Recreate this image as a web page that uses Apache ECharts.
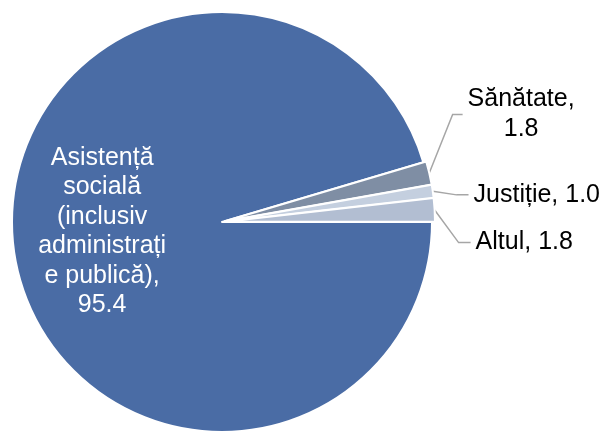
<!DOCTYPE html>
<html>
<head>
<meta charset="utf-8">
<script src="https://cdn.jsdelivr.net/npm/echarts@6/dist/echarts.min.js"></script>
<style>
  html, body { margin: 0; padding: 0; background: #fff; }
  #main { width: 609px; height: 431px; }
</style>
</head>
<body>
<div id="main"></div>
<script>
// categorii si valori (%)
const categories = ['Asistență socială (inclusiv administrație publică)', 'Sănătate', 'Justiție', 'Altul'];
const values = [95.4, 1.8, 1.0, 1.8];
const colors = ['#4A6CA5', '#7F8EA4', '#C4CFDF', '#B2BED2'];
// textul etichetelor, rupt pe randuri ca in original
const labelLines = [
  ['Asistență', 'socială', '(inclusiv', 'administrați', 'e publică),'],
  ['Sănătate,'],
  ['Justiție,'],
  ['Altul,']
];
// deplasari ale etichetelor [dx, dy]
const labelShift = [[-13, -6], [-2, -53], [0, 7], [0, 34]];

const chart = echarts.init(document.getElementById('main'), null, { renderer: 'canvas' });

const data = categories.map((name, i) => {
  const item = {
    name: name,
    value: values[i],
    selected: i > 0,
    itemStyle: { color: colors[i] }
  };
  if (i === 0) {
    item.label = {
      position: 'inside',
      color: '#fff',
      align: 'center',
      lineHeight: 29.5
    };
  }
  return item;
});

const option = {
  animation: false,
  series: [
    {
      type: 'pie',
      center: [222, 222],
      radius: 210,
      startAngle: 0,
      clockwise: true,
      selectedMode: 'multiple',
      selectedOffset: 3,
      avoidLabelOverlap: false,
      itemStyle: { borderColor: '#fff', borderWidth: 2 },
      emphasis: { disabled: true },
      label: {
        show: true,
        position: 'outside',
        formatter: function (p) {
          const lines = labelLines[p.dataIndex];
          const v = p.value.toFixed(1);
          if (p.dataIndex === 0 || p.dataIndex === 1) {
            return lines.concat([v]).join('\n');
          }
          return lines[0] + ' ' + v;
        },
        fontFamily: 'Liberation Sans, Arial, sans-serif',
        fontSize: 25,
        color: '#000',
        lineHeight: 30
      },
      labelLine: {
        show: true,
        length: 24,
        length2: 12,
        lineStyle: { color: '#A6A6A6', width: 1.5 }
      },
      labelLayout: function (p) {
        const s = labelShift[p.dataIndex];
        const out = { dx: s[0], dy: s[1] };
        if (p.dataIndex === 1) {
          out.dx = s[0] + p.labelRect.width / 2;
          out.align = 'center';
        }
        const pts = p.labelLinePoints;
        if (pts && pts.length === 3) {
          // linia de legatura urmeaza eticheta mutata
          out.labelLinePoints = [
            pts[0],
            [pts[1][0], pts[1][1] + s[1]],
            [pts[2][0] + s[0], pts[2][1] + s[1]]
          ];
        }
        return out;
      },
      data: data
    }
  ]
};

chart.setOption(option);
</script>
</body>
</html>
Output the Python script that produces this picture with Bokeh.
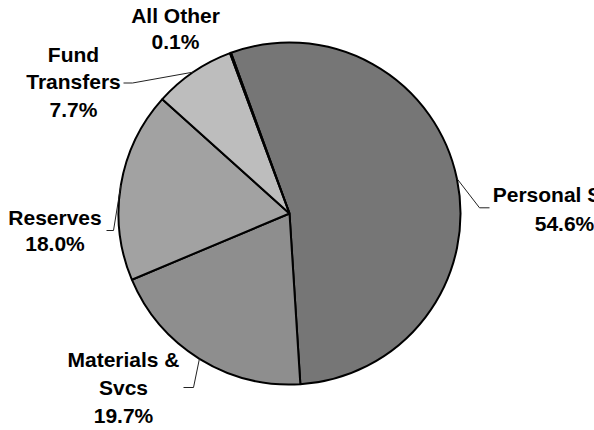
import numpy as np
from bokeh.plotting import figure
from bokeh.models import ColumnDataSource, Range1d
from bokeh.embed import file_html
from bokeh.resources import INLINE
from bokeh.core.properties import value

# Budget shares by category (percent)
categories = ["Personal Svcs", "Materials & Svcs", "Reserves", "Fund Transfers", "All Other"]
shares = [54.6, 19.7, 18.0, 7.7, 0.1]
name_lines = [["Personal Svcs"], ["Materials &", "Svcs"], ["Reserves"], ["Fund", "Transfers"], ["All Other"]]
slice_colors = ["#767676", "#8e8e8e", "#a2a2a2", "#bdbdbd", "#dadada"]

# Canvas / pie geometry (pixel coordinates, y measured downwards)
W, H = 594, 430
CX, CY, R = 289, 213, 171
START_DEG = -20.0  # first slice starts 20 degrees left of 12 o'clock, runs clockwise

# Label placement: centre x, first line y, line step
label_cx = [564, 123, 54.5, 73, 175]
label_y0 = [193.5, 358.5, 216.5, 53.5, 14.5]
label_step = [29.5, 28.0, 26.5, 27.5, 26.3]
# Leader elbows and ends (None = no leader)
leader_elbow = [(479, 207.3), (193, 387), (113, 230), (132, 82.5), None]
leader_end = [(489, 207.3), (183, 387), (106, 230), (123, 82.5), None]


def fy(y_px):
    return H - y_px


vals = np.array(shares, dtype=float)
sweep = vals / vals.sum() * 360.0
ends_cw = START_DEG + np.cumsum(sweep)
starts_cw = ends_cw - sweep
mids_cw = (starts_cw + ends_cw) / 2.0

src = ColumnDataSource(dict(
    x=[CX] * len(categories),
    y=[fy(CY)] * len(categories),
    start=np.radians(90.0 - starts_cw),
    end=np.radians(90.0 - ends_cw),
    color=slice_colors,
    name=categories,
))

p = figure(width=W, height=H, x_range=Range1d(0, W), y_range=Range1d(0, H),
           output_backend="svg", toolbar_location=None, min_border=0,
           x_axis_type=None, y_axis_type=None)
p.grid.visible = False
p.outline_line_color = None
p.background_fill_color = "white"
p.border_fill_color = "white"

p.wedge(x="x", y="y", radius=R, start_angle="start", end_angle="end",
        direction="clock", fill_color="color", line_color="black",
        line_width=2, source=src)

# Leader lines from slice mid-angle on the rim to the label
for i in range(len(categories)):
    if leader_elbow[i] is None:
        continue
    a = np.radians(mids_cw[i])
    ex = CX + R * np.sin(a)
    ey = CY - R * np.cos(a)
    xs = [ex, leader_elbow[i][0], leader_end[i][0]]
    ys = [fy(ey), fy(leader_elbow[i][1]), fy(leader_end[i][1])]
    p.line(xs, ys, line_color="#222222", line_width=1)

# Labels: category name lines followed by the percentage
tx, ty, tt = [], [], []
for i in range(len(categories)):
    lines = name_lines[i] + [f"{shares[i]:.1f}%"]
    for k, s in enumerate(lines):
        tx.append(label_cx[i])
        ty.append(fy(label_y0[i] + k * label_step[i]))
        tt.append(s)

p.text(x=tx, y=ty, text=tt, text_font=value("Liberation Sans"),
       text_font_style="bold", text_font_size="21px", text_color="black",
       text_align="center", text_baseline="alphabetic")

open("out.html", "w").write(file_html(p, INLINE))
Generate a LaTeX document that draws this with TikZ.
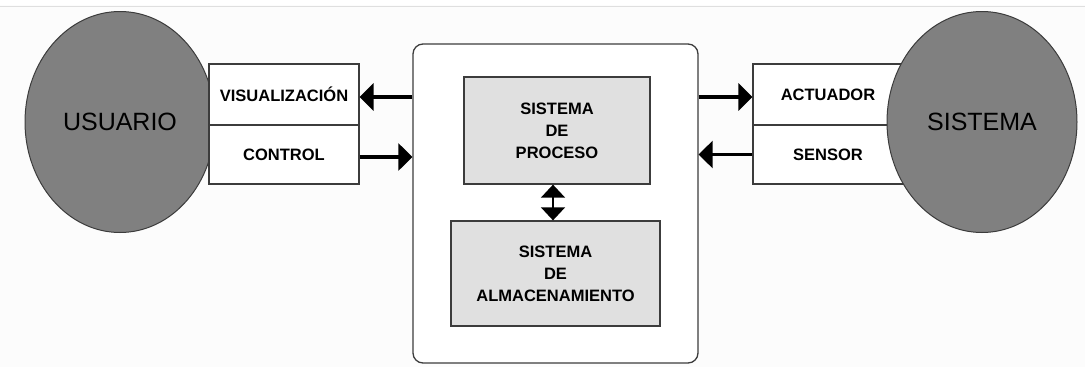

========================

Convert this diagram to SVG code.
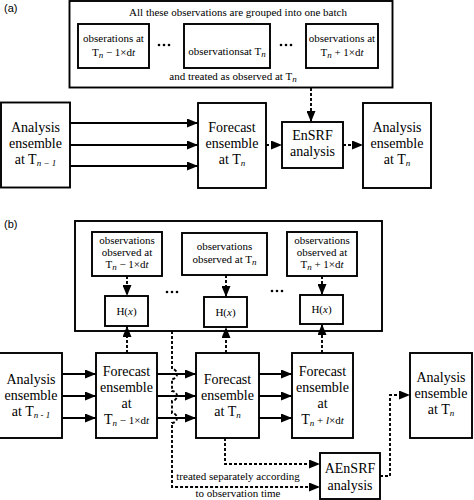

========================

§ **DIRECTIVE**:
Only the lines from the one with "Output the Python" through the one with "START_DEG = -20.0", both included, go in the copy, exactly as written. Leave the pictures behind.

§ **REPLY TO THE TASK**:
Output the Python script that produces this picture with Bokeh.
import numpy as np
from bokeh.plotting import figure
from bokeh.models import ColumnDataSource, Range1d
from bokeh.embed import file_html
from bokeh.resources import INLINE
from bokeh.core.properties import value

# Budget shares by category (percent)
categories = ["Personal Svcs", "Materials & Svcs", "Reserves", "Fund Transfers", "All Other"]
shares = [54.6, 19.7, 18.0, 7.7, 0.1]
name_lines = [["Personal Svcs"], ["Materials &", "Svcs"], ["Reserves"], ["Fund", "Transfers"], ["All Other"]]
slice_colors = ["#767676", "#8e8e8e", "#a2a2a2", "#bdbdbd", "#dadada"]

# Canvas / pie geometry (pixel coordinates, y measured downwards)
W, H = 594, 430
CX, CY, R = 289, 213, 171
START_DEG = -20.0  # first slice starts 20 degrees left of 12 o'clock, runs clockwise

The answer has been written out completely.